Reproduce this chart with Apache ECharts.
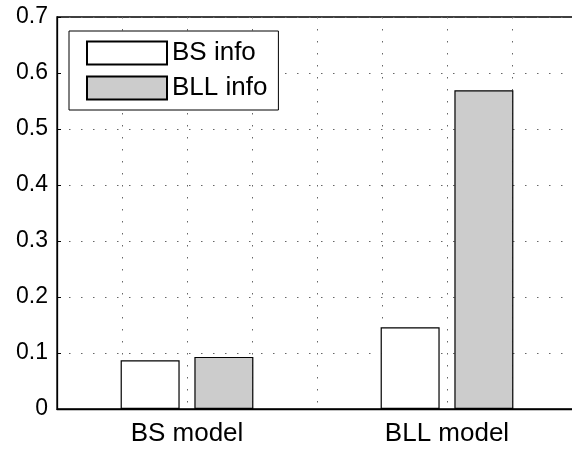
<!DOCTYPE html>
<html>
<head>
<meta charset="utf-8">
<script src="https://cdn.jsdelivr.net/npm/echarts@6/dist/echarts.min.js"></script>
<style>
  html, body { margin: 0; padding: 0; background: #fff; overflow: hidden; }
  #chart { width: 577px; height: 450px; }
</style>
</head>
<body>
<div id="chart"></div>
<script>
// categories sit at x = 1, 2 (axis runs 0.5 .. 2.5 like the original, right edge cropped)
var categories = ['BS model', 'BLL model'];
var catPos = [1, 2];
var seriesNames = ['BS info', 'BLL info'];
var bsInfo = [0.087, 0.146];
var bllInfo = [0.093, 0.569];
var yTicks = [0, 0.1, 0.2, 0.3, 0.4, 0.5, 0.6, 0.7];

function pairs(vals) {
  return vals.map(function (v, i) { return [catPos[i], v]; });
}

var font = 'Liberation Sans, Arial, sans-serif';
var gridLine = { show: true, lineStyle: { color: '#666', type: [1.5, 10.5], width: 1 } };

var myChart = echarts.init(document.getElementById('chart'));
var option = {
  backgroundColor: '#fff',
  animation: false,
  grid: {
    left: 57, top: 17, right: 0, bottom: 41,
    show: true, borderColor: '#000', borderWidth: 1.3, backgroundColor: 'transparent'
  },
  legend: {
    orient: 'vertical',
    left: 69, top: 31,
    icon: 'rect',
    itemWidth: 80, itemHeight: 23, itemGap: 9,
    padding: [9, 11, 9, 17],
    borderColor: '#000', borderWidth: 1, backgroundColor: '#fff',
    textStyle: { color: '#000', fontSize: 26, lineHeight: 23, fontFamily: font },
    data: seriesNames
  },
  xAxis: {
    type: 'value',
    min: 0.5, max: 2.5, interval: 0.25,
    axisLine: { show: true, lineStyle: { color: '#000', width: 1.3 } },
    axisTick: { show: false },
    splitLine: gridLine,
    axisLabel: {
      color: '#000', fontSize: 26, fontFamily: font, margin: 12,
      showMinLabel: false, showMaxLabel: false,
      formatter: function (v) {
        var i = catPos.indexOf(Math.round(v * 100) / 100);
        return i >= 0 ? categories[i] : '';
      }
    }
  },
  yAxis: {
    type: 'value',
    min: yTicks[0], max: yTicks[yTicks.length - 1], interval: 0.1,
    axisLine: { show: true, lineStyle: { color: '#000', width: 1.3 } },
    axisTick: { show: true, inside: true, length: 4, lineStyle: { color: '#000' } },
    splitLine: gridLine,
    axisLabel: {
      color: '#000', fontSize: 23, fontFamily: font, margin: 9,
      formatter: function (v) { return String(Math.round(v * 10) / 10); }
    }
  },
  series: [
    {
      name: seriesNames[0],
      type: 'bar',
      barWidth: 59,
      barGap: '25%',
      data: pairs(bsInfo),
      itemStyle: { color: '#fff', borderColor: '#000', borderWidth: 1.2 }
    },
    {
      name: seriesNames[1],
      type: 'bar',
      barWidth: 59,
      barGap: '25%',
      data: pairs(bllInfo),
      itemStyle: { color: '#cccccc', borderColor: '#000', borderWidth: 1.2 }
    }
  ]
};
myChart.setOption(option);
</script>
</body>
</html>
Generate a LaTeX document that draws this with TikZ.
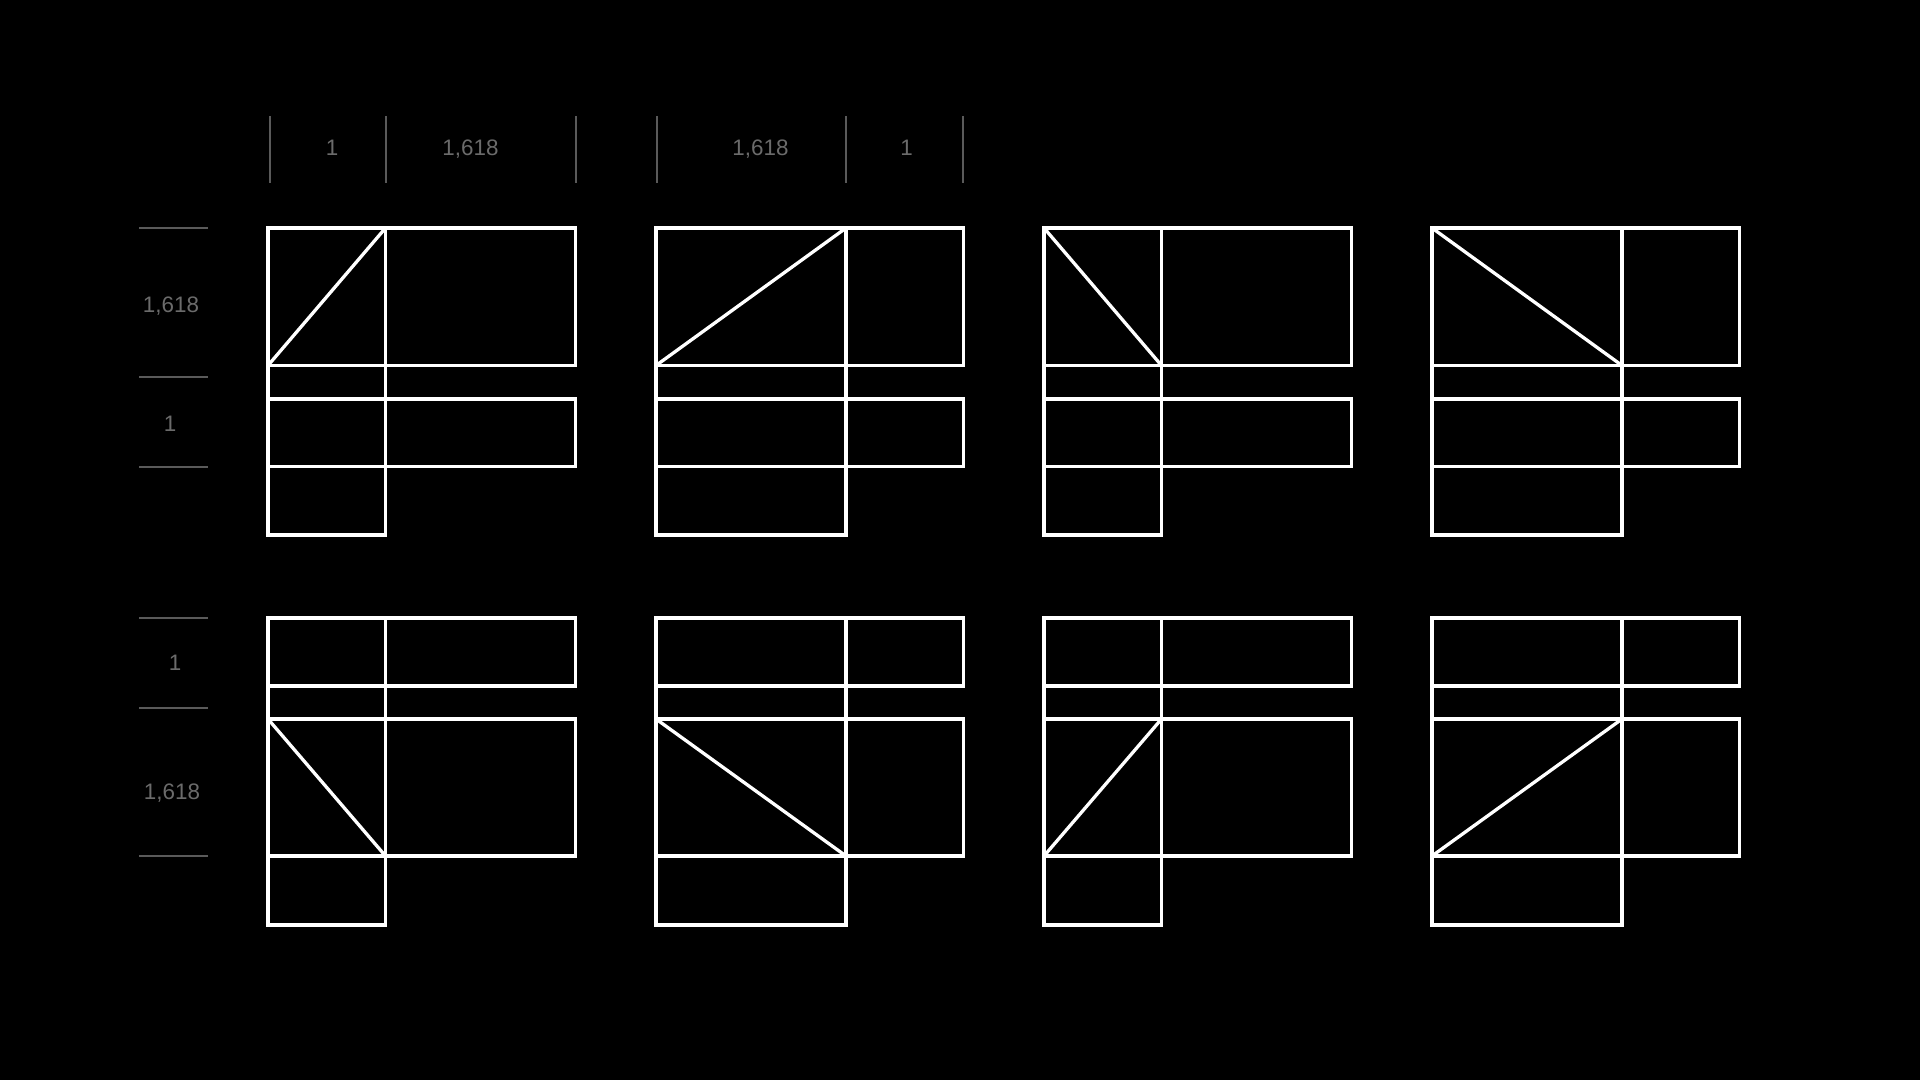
\documentclass[tikz,border=0pt]{standalone}
\usepackage{fontspec}
\setmainfont{Liberation Sans}
\usepackage{tikz}
\definecolor{rulegrey}{HTML}{5A5A5A}
\definecolor{labelgrey}{HTML}{6B6B6B}

\begin{document}
\begin{tikzpicture}[x=0.5pt, y=-0.5pt,
		box/.style={draw=white, line width=1.65pt},
		rule/.style={draw=rulegrey, line width=1pt},
		lbl/.style={text=labelgrey, font=\fontsize{11.2}{13}\selectfont, inner sep=0pt, text depth=0pt}]
		% Background
		\fill[black] (0,0) rectangle (1920,1080);
		\useasboundingbox (0,0) rectangle (1920,1080);

		% Top measures
		\draw[rule] (270,116) -- (270,183);
		\draw[rule] (386,116) -- (386,183);
		\draw[rule] (576,116) -- (576,183);
		\draw[rule] (657,116) -- (657,183);
		\draw[rule] (846,116) -- (846,183);
		\draw[rule] (963,116) -- (963,183);
		\node[lbl] (topA) at (332,148) {1};
		\node[lbl] (topB) at (470.5,148) {1,618};
		\node[lbl] (topC) at (760.5,148) {1,618};
		\node[lbl] (topD) at (906.5,148) {1};

		% Side measures
		\draw[rule] (139,228) -- (208,228);
		\draw[rule] (139,377) -- (208,377);
		\draw[rule] (139,467) -- (208,467);
		\draw[rule] (139,618) -- (208,618);
		\draw[rule] (139,708) -- (208,708);
		\draw[rule] (139,856) -- (208,856);
		\node[lbl] (sideA) at (171,305) {1,618};
		\node[lbl] (sideB) at (170,424) {1};
		\node[lbl] (sideC) at (175,663) {1};
		\node[lbl] (sideD) at (172,792) {1,618};

		% Top row
		\begin{scope}[shift={(268,0)}]
			\draw[box] (0,228) rectangle (307.5,365.5);
			\draw[box] (0,399) rectangle (307.5,466.5);
			\draw[box] (0,466.5) rectangle (117.5,535);
			\draw[box] (0,365.5) -- (0,399);
			\draw[box] (117.5,228) -- (117.5,535);
			\draw[box] (0,365.5) -- (117.5,228);
		\end{scope}
		\begin{scope}[shift={(656,0)}]
			\draw[box] (0,228) rectangle (307.5,365.5);
			\draw[box] (0,399) rectangle (307.5,466.5);
			\draw[box] (0,466.5) rectangle (190,535);
			\draw[box] (0,365.5) -- (0,399);
			\draw[box] (190,228) -- (190,535);
			\draw[box] (0,365.5) -- (190,228);
		\end{scope}
		\begin{scope}[shift={(1044,0)}]
			\draw[box] (0,228) rectangle (307.5,365.5);
			\draw[box] (0,399) rectangle (307.5,466.5);
			\draw[box] (0,466.5) rectangle (117.5,535);
			\draw[box] (0,365.5) -- (0,399);
			\draw[box] (117.5,228) -- (117.5,535);
			\draw[box] (0,228) -- (117.5,365.5);
		\end{scope}
		\begin{scope}[shift={(1432,0)}]
			\draw[box] (0,228) rectangle (307.5,365.5);
			\draw[box] (0,399) rectangle (307.5,466.5);
			\draw[box] (0,466.5) rectangle (190,535);
			\draw[box] (0,365.5) -- (0,399);
			\draw[box] (190,228) -- (190,535);
			\draw[box] (0,228) -- (190,365.5);
		\end{scope}

		% Bottom row
		\begin{scope}[shift={(268,0)}]
			\draw[box] (0,618) rectangle (307.5,686);
			\draw[box] (0,719) rectangle (307.5,856);
			\draw[box] (0,856) rectangle (117.5,925);
			\draw[box] (0,686) -- (0,719);
			\draw[box] (117.5,618) -- (117.5,925);
			\draw[box] (0,719) -- (117.5,856);
		\end{scope}
		\begin{scope}[shift={(656,0)}]
			\draw[box] (0,618) rectangle (307.5,686);
			\draw[box] (0,719) rectangle (307.5,856);
			\draw[box] (0,856) rectangle (190,925);
			\draw[box] (0,686) -- (0,719);
			\draw[box] (190,618) -- (190,925);
			\draw[box] (0,719) -- (190,856);
		\end{scope}
		\begin{scope}[shift={(1044,0)}]
			\draw[box] (0,618) rectangle (307.5,686);
			\draw[box] (0,719) rectangle (307.5,856);
			\draw[box] (0,856) rectangle (117.5,925);
			\draw[box] (0,686) -- (0,719);
			\draw[box] (117.5,618) -- (117.5,925);
			\draw[box] (0,856) -- (117.5,719);
		\end{scope}
		\begin{scope}[shift={(1432,0)}]
			\draw[box] (0,618) rectangle (307.5,686);
			\draw[box] (0,719) rectangle (307.5,856);
			\draw[box] (0,856) rectangle (190,925);
			\draw[box] (0,686) -- (0,719);
			\draw[box] (190,618) -- (190,925);
			\draw[box] (0,856) -- (190,719);
		\end{scope}
	\end{tikzpicture}
\end{document}
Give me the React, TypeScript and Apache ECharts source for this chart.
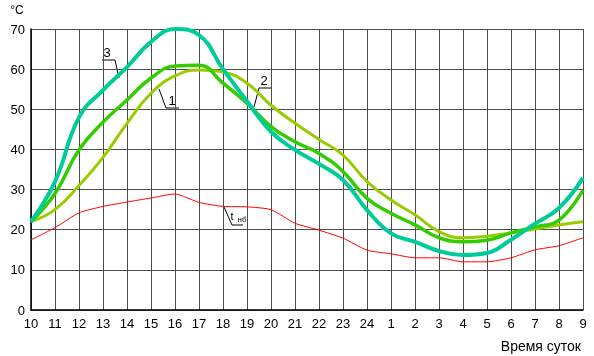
import React, { useEffect, useRef } from "react";
import * as echarts from "echarts";

const hours = ["10","11","12","13","14","15","16","17","18","19","20","21","22","23","24","1","2","3","4","5","6","7","8","9"];
const yTicks = [0, 10, 20, 30, 40, 50, 60, 70];

// curve 1 (light green)
const curve1 = [22, 25, 31, 38, 46.5, 54, 58.3, 59.8, 59.3, 56.5, 51, 46.5, 42.5, 38.6, 32, 27.4, 23.7, 19.5, 18, 18.4, 19.2, 20.2, 21.2, 22];
// curve 2 (green)
const curve2 = [22, 29, 39.9, 46.8, 52.3, 57.8, 60.8, 61, 56.5, 51.5, 45.7, 41.9, 39, 34.5, 27.8, 24.1, 21.2, 18, 17, 17.4, 19.2, 20.7, 22.4, 29.9];
// curve 3 (teal)
const curve3 = [22, 32, 48, 54.8, 60.5, 66.8, 70, 68.5, 60, 52, 44.4, 39.9, 36.4, 32.4, 24.9, 19.1, 17, 14.7, 13.7, 14.2, 17.5, 21.5, 25.4, 32.9];
// t_нб (red)
const tnb = [17.5, 20.5, 24.2, 25.8, 26.9, 27.9, 28.9, 26.8, 25.8, 25.7, 25, 21.6, 19.9, 17.9, 14.9, 14, 13, 13, 12, 12, 13, 15, 16, 18];

const FONT = "Liberation Sans";

export default function App() {
  const ref = useRef<HTMLDivElement>(null);
  useEffect(() => {
    const chart = echarts.init(ref.current!, null, { renderer: "svg" });
    const leader = (pts: number[][]) => ({
      type: "polyline",
      shape: { points: pts },
      style: { stroke: "#000", lineWidth: 1, fill: "none" },
      silent: true,
    });
    const label = (txt: string, x: number, y: number, size = 13) => ({
      type: "text",
      x,
      y,
      style: { text: txt, fontFamily: FONT, fontSize: size, fill: "#000", align: "center", verticalAlign: "middle" },
      silent: true,
    });
    chart.setOption({
      animation: false,
      grid: { left: 31, right: 11, top: 29, bottom: 46, containLabel: false },
      xAxis: {
        type: "category",
        data: hours,
        boundaryGap: false,
        axisLine: { show: true, lineStyle: { color: "#000", width: 1.5 } },
        axisTick: { show: false },
        axisLabel: { color: "#000", fontFamily: FONT, fontSize: 13, margin: 7, interval: 0 },
        splitLine: { show: true, interval: 0, lineStyle: { color: "#4d4d4d", width: 1 } },
      },
      yAxis: {
        type: "value",
        min: yTicks[0],
        max: yTicks[yTicks.length - 1],
        interval: 10,
        axisLine: { show: true, lineStyle: { color: "#000", width: 1.5 } },
        axisTick: { show: false },
        axisLabel: { color: "#000", fontFamily: FONT, fontSize: 13, margin: 6 },
        splitLine: { show: true, lineStyle: { color: "#4d4d4d", width: 1 } },
      },
      series: [
        { type: "line", data: tnb, showSymbol: false, smooth: 0.2, lineStyle: { color: "#FF0000", width: 1 } },
        { type: "line", data: curve1, showSymbol: false, smooth: 0.45, lineStyle: { color: "#99CC00", width: 3 } },
        { type: "line", data: curve2, showSymbol: false, smooth: 0.45, lineStyle: { color: "#33CC00", width: 3.5 } },
        { type: "line", data: curve3, showSymbol: false, smooth: 0.45, lineStyle: { color: "#00CC99", width: 4 } },
      ],
      graphic: [
        label("°C", 17, 10, 12),
        { type: "text", right: 13, top: 339, style: { text: "Время суток", fontFamily: FONT, fontSize: 14, fill: "#000" }, silent: true },
        leader([[102, 60], [115, 60], [119, 78]]),
        label("3", 107, 52),
        leader([[159, 89], [166, 108], [179, 108]]),
        label("1", 172, 100),
        leader([[254, 107], [259, 88], [272, 88]]),
        label("2", 264, 80),
        leader([[224, 207], [232, 225], [243, 225]]),
        label("t", 232, 216, 11),
        label("нб", 242, 219, 8),
      ],
    });
    return () => chart.dispose();
  }, []);
  return <div ref={ref} style={{ position: "fixed", left: 0, top: 0, width: 594, height: 356 }} />;
}
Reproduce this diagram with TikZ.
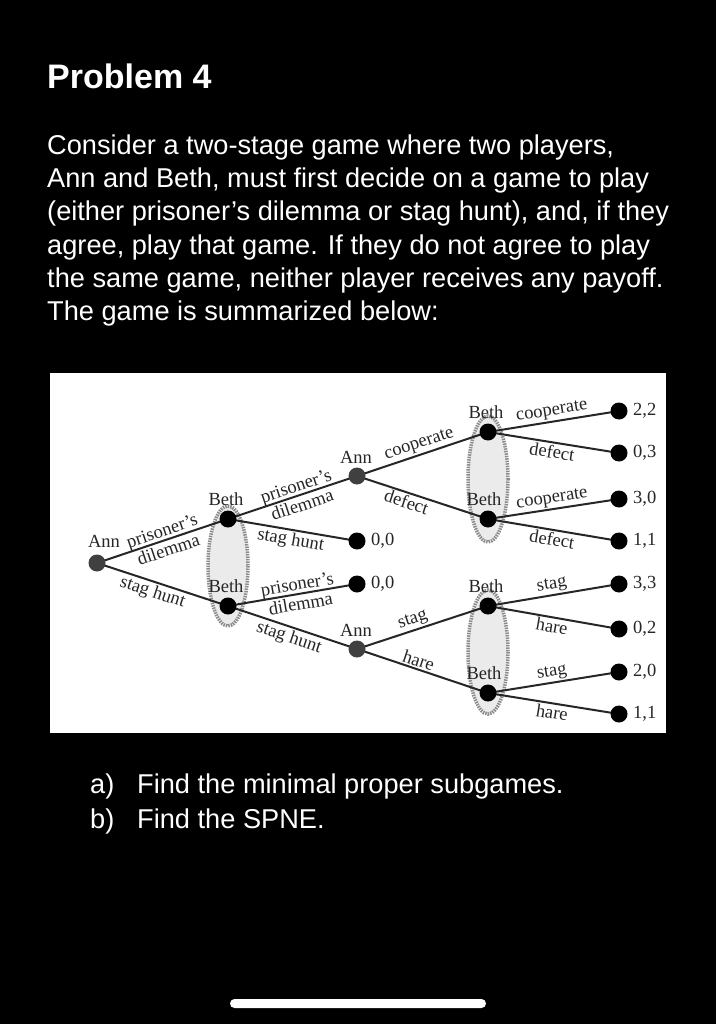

What to work on:
Scan the listing above for the word "with" and show each line where it is found.

Response to this exercise:
Reproduce this chart with Apache ECharts.
Generate a LaTeX document that draws this with TikZ.
Reproduce this diagram with TikZ.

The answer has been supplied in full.